Abbiamo tanti e ambiziosi progetti il cui sviluppo è garantito dal fatto che il consenso in seno a UNIC è assoluto. Niente e nessuno è riuscito a scalfire la nostra serenità. Lo dimostra il fatto che nel 2015, quando assunsi la carica, avevamo 148 soci, oggi sono 172. Ma, ancora più significativo, è il dato del 68% di rappresentatività del fatturato dell’intero settore, contro il 48% di allora. Un risultato straordinario, che già da solo dà la misura della credibilità e dell’utilità acquisita da UNIC. Io mi trovo nella condizione, in base alle nuove norme statutarie, di lasciare la presidenza nel 2020. Ma lo faccio con la consapevolezza che il mio mandato è stato, non solo impegnativo, ma, soprattutto, appassionante.
Su quali fronti sta lavorando UNIC?
Prima di tutto, la sostenibilità. Nonostante una fama di cui fatichiamo a liberarci, la conceria italiana vanta un grado elevatissimo di innovazione, di investimenti in ricerca e sviluppo. La maggior parte sono finalizzati a migliorarne in modo continuo l’eccellenza sostenibile. Il Rapporto 2019 che abbiamo presentato documenta quanto la sostenibilità sia un valore che abbiamo costruito nel tempo. E dimostra come lo abbiamo perseguito con tenacia, con strumenti e costi di cui ci siamo fatti carico, ottenendo risultati straordinari. Questa edizione del Rapporto è la sedicesima e compie un salto di qualità: non aggiorna soltanto i dati di settore, ma li analizza alla luce dei Sustainable Development Goals definiti dall’ONU nell’Agenda 2030 per lo Sviluppo Sostenibile.
Un approccio sostenibile sempre più innovativo e utile…
Non può essere altrimenti. UNIC, in questo senso, affianca le concerie italiane offrendo consulenze e strumenti sempre più moderni. Sono strumenti necessari per rispondere con tempestività e competenza alle richieste sempre più pressanti dei clienti e di normative sempre più complesse.

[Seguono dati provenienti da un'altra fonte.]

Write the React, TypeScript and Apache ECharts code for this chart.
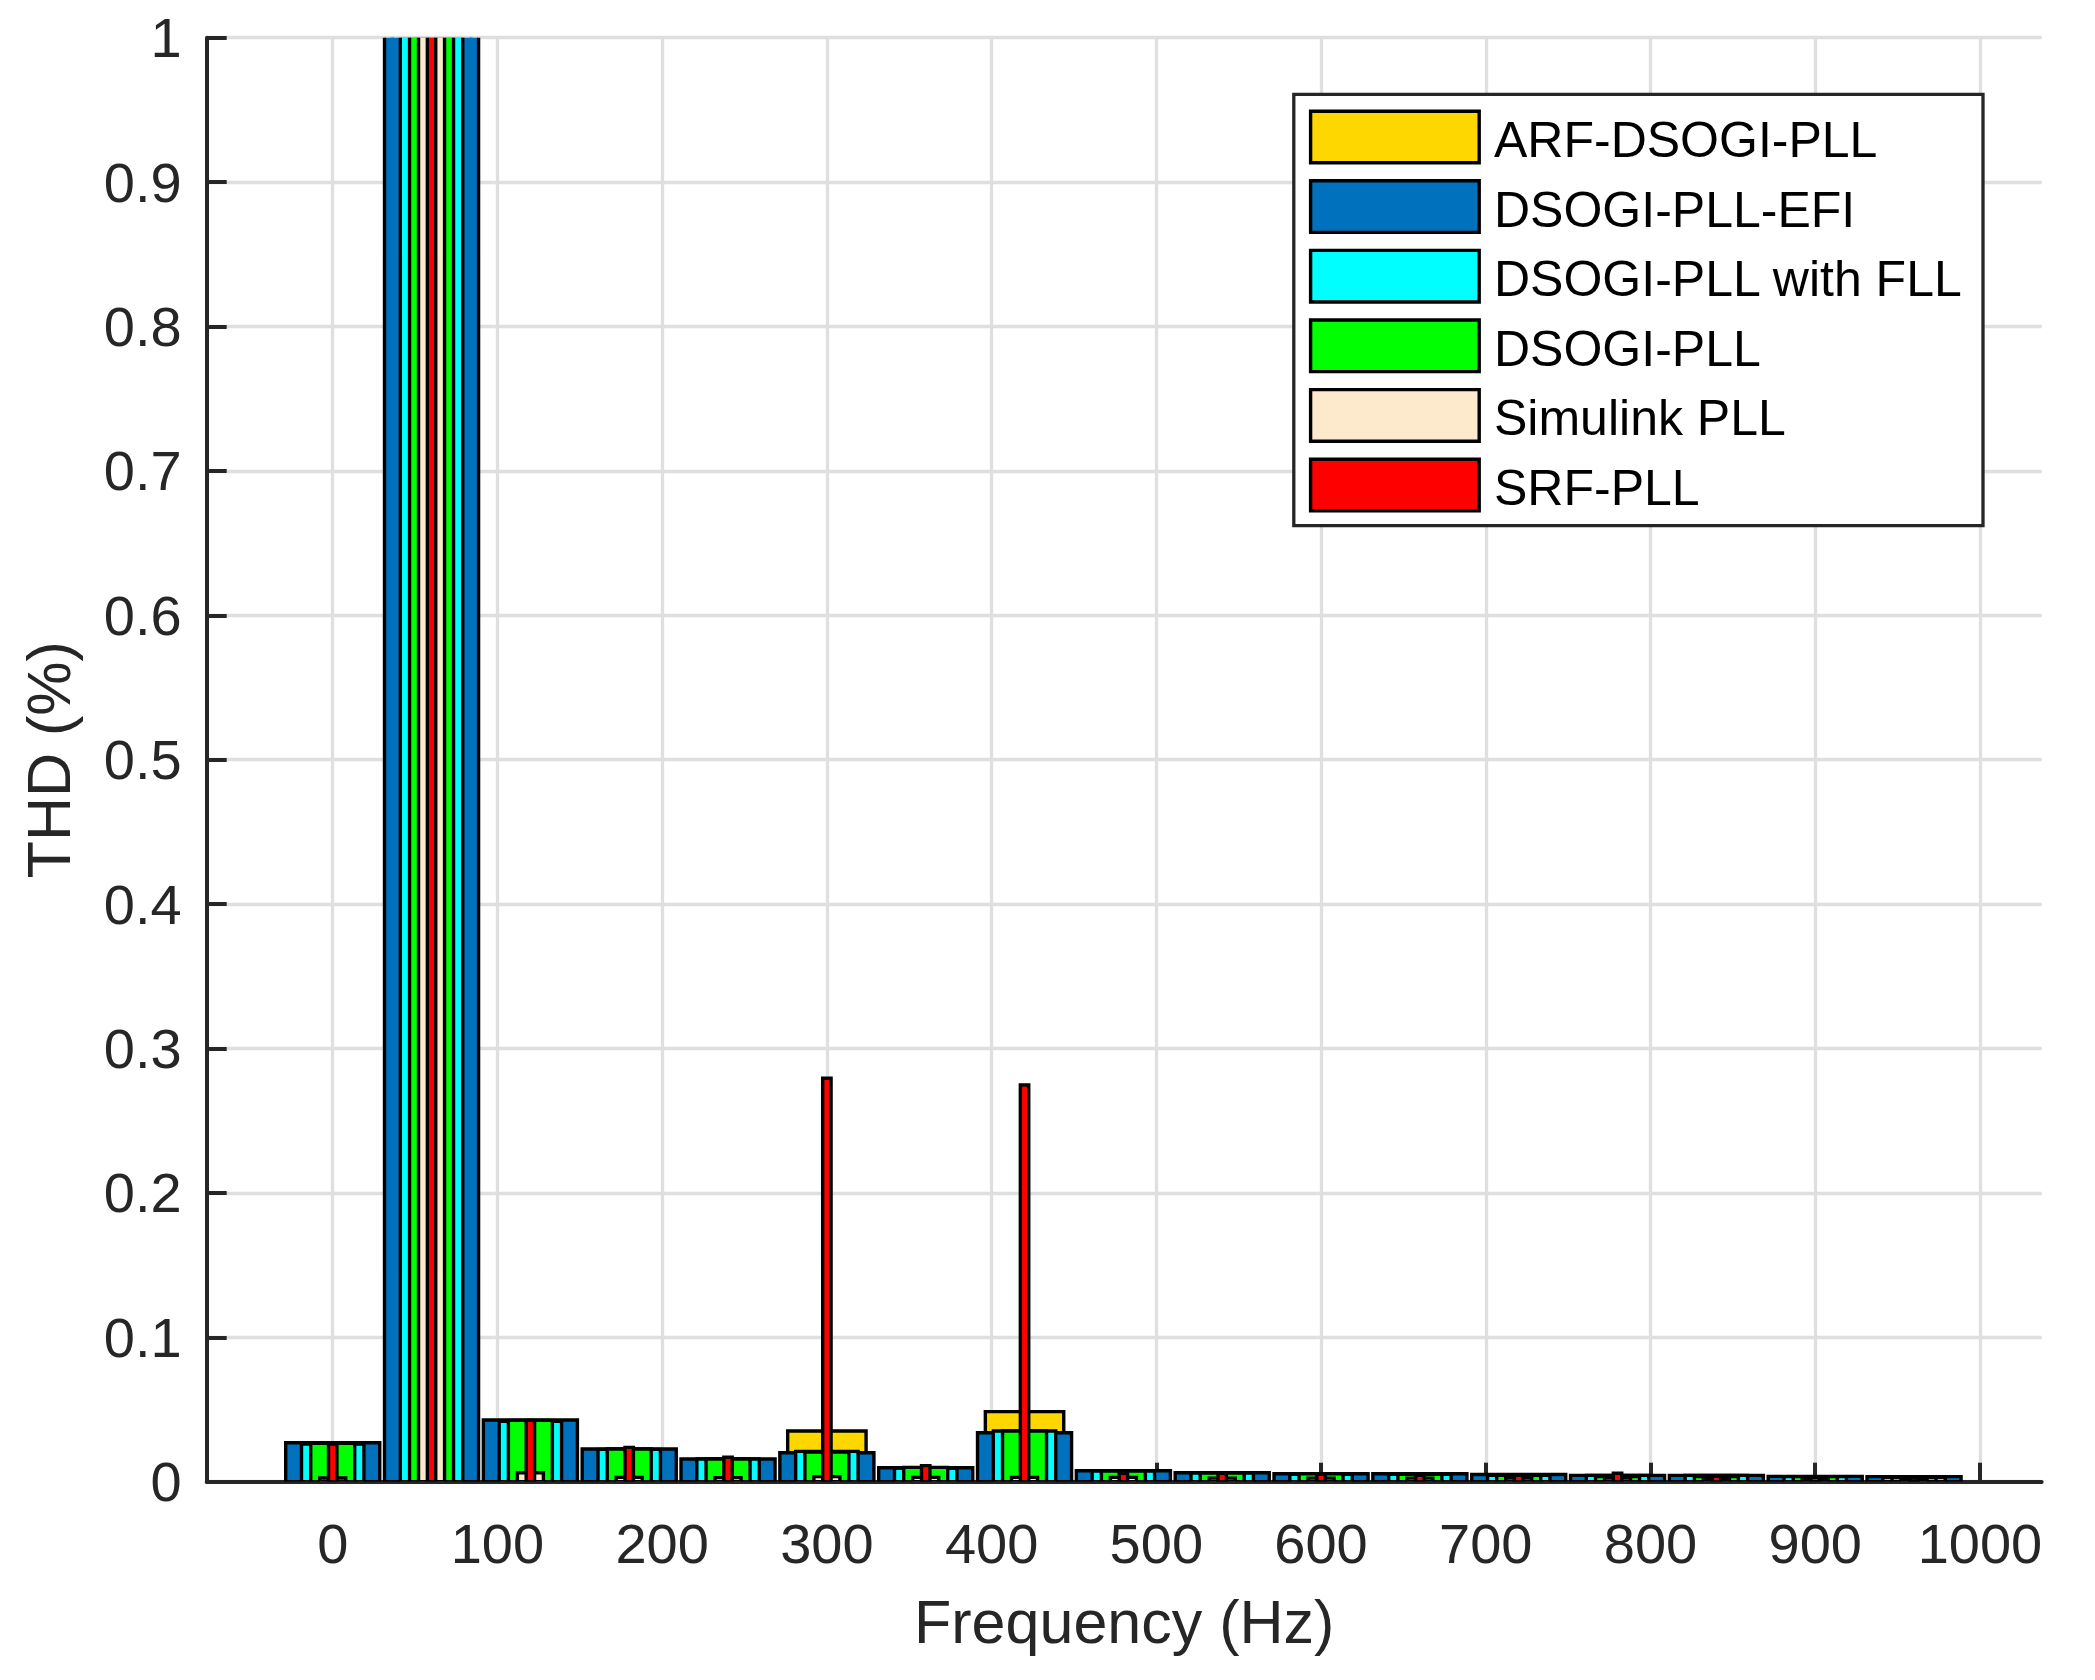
import React, { useEffect, useRef } from "react";
import * as echarts from "echarts";

// Frequency bins (Hz)
const FREQS = [0, 60, 120, 180, 240, 300, 360, 420, 480, 540, 600, 660, 720, 780, 840, 900, 960];

// THD (%) per method
const ARF_DSOGI_PLL = [0.025, 100, 0.040, 0.021, 0.015, 0.0351, 0.009, 0.0485, 0.007, 0.0058, 0.005, 0.005, 0.0045, 0.004, 0.004, 0.0034, 0.0034];
const DSOGI_PLL_EFI = [0.0270, 100, 0.0427, 0.0226, 0.0157, 0.0201, 0.0097, 0.0339, 0.0076, 0.0062, 0.0055, 0.0055, 0.0050, 0.0044, 0.0044, 0.0037, 0.0035];
const DSOGI_PLL_FLL = [0.0261, 100, 0.0418, 0.0224, 0.0157, 0.0210, 0.0093, 0.0351, 0.0074, 0.0060, 0.0051, 0.0051, 0.0044, 0.0044, 0.0044, 0.0035, 0.0030];
const DSOGI_PLL = [0.0266, 100, 0.0425, 0.0226, 0.0157, 0.0206, 0.0099, 0.0351, 0.0074, 0.0060, 0.0055, 0.0051, 0.0044, 0.0035, 0.0035, 0.0035, 0.0030];
const SIMULINK_PLL = [0.0026, 100, 0.0062, 0.0030, 0.0028, 0.0035, 0.0030, 0.0030, 0.0030, 0.0025, 0.0025, 0.0025, 0.0025, 0.0025, 0.0022, 0.0020, 0.0020];
const SRF_PLL = [0.0261, 100, 0.0425, 0.0238, 0.0169, 0.2794, 0.0111, 0.2747, 0.0058, 0.0058, 0.0051, 0.0044, 0.0044, 0.0058, 0.0037, 0.0030, 0.0025];

const SERIES_NAMES = ["ARF-DSOGI-PLL", "DSOGI-PLL-EFI", "DSOGI-PLL with FLL", "DSOGI-PLL", "Simulink PLL", "SRF-PLL"];
const SERIES_VALUES = [ARF_DSOGI_PLL, DSOGI_PLL_EFI, DSOGI_PLL_FLL, DSOGI_PLL, SIMULINK_PLL, SRF_PLL];
const SERIES_COLORS = ["#FFD700", "#0072BD", "#00FFFF", "#00FF00", "#FDEACD", "#FF0000"];
// bar widths in Hz
const SERIES_WIDTHS = [47.6, 57.1, 37.9, 26.7, 15.8, 5.1];

const X_TICKS = [0, 100, 200, 300, 400, 500, 600, 700, 800, 900, 1000];

const TEXT_COLOR = "#262626";
const FONT = "'Liberation Sans', Arial, Helvetica, sans-serif";

export default function App() {
  const ref = useRef<HTMLDivElement>(null);

  useEffect(() => {
    document.body.style.margin = "0";
    if (!ref.current) return;
    const chart = echarts.init(ref.current, undefined, { renderer: "svg" });

    const series = SERIES_NAMES.map((name, si) => ({
      type: "custom",
      name,
      clip: true,
      z: 2 + si,
      encode: { x: 0, y: 1 },
      data: FREQS.map((f, i) => [f, SERIES_VALUES[si][i]]),
      renderItem: (params: any, api: any) => {
        const x = api.value(0);
        const y = Math.min(api.value(1), 1.05);
        const w = SERIES_WIDTHS[si];
        const p0 = api.coord([x - w / 2, y]);
        const p1 = api.coord([x + w / 2, 0]);
        return {
          type: "rect",
          shape: { x: p0[0], y: p0[1], width: p1[0] - p0[0], height: p1[1] - p0[1] },
          style: { fill: SERIES_COLORS[si], stroke: "#000000", lineWidth: 3.4 },
        };
      },
    }));

    // legend drawn with graphic elements
    const legendX = 1293.8;
    const legendY = 94.3;
    const legendW = 689.2;
    const legendH = 431.4;
    const itemY0 = 137.0;
    const itemStep = 69.6;
    const legendElems: any[] = [
      {
        type: "rect",
        z: 100,
        shape: { x: legendX, y: legendY, width: legendW, height: legendH },
        style: { fill: "#ffffff", stroke: TEXT_COLOR, lineWidth: 3.3 },
      },
    ];
    SERIES_NAMES.forEach((name, i) => {
      const cy = itemY0 + i * itemStep;
      legendElems.push({
        type: "rect",
        z: 101,
        shape: { x: 1310.6, y: cy - 25.8, width: 168.6, height: 51.6 },
        style: { fill: SERIES_COLORS[i], stroke: "#000000", lineWidth: 3.4 },
      });
      legendElems.push({
        type: "text",
        z: 101,
        x: 1494,
        y: cy + 3,
        style: {
          text: name,
          fontSize: 50,
          fontFamily: FONT,
          fill: "#000000",
          textAlign: "left",
          textVerticalAlign: "middle",
        },
      });
    });

    chart.setOption({
      animation: false,
      backgroundColor: "#ffffff",
      grid: {
        left: 206.7,
        right: 53.3,
        top: 37.7,
        bottom: 198.3,
        containLabel: false,
        outerBoundsMode: "none",
      },
      xAxis: {
        type: "value",
        min: -76.5,
        max: 1037.5,
        name: "Frequency (Hz)",
        nameLocation: "middle",
        nameGap: 110,
        nameMoveOverlap: false,
        nameTextStyle: { fontSize: 61, fontFamily: FONT, color: TEXT_COLOR },
        axisLine: { show: true, onZero: false, lineStyle: { color: TEXT_COLOR, width: 4 } },
        axisTick: { show: true, inside: true, length: 19, customValues: X_TICKS, lineStyle: { color: TEXT_COLOR, width: 4 } },
        axisLabel: {
          show: true,
          customValues: X_TICKS,
          margin: 34,
          fontSize: 56,
          fontFamily: FONT,
          color: TEXT_COLOR,
          formatter: (v: number) => String(Math.round(v)),
        },
        splitLine: { show: true, lineStyle: { color: "#dfdfdf", width: 3.3 } },
      },
      yAxis: {
        type: "value",
        min: 0,
        max: 1,
        interval: 0.1,
        name: "THD (%)",
        nameLocation: "middle",
        nameGap: 127,
        nameRotate: 90,
        nameMoveOverlap: false,
        nameTextStyle: { fontSize: 61, fontFamily: FONT, color: TEXT_COLOR },
        axisLine: { show: true, onZero: false, lineStyle: { color: TEXT_COLOR, width: 4 } },
        axisTick: { show: true, inside: true, length: 20, lineStyle: { color: TEXT_COLOR, width: 4 } },
        axisLabel: {
          show: true,
          margin: 25,
          fontSize: 56,
          fontFamily: FONT,
          color: TEXT_COLOR,
          formatter: (v: number) => String(Math.round(v * 10) / 10),
        },
        splitLine: { show: true, lineStyle: { color: "#dfdfdf", width: 3.3 } },
      },
      series,
      graphic: { elements: legendElems },
    });

    return () => {
      chart.dispose();
    };
  }, []);

  return <div ref={ref} style={{ width: 2095, height: 1680 }} />;
}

La sostenibilità della pelle italiana, quindi, è un dato di fatto…
Sì. La nostra maturità industriale e tecnologica è tale che prevediamo di migliorare sempre più rapidamente i nostri processi e prodotti, cercando di soddisfare altrettanto rapidamente le esigenze etiche, sociali, ambientali che ci pervengono dai nostri clienti. Non a caso abbiamo premiato, con orgoglio, le concerie che hanno ottenuto la Certificazione ICEC di Sostenibilità.
Non è sufficiente?
Nonostante questo nostro impegno quotidiano, ci scontriamo movimenti e ideologie che ritengono fra loro incompatibili mercato e ambiente.
Comunicare, quindi, è diventato molto più che un’urgenza…
È un’urgenza che, purtroppo, rappresenta il segno del tempo in cui stiamo vivendo. Qui sta il senso della campagna che UNIC ha affidato all’agenzia internazionale Spring Studios. Parte da un invito: Don’t say greenwashing. E arriva a promuovere il concetto che solo “la vera pelle è vera sostenibilità”. Dobbiamo sconfiggere luoghi comuni e ignoranza contraddistinti da una penalizzante cultura del rifiuto e della diffidenza. E dobbiamo fare capire con forza che la conceria italiana rappresenta un unicum.
Quale?
Quello di essere tradizione, ma, soprattutto, futuro.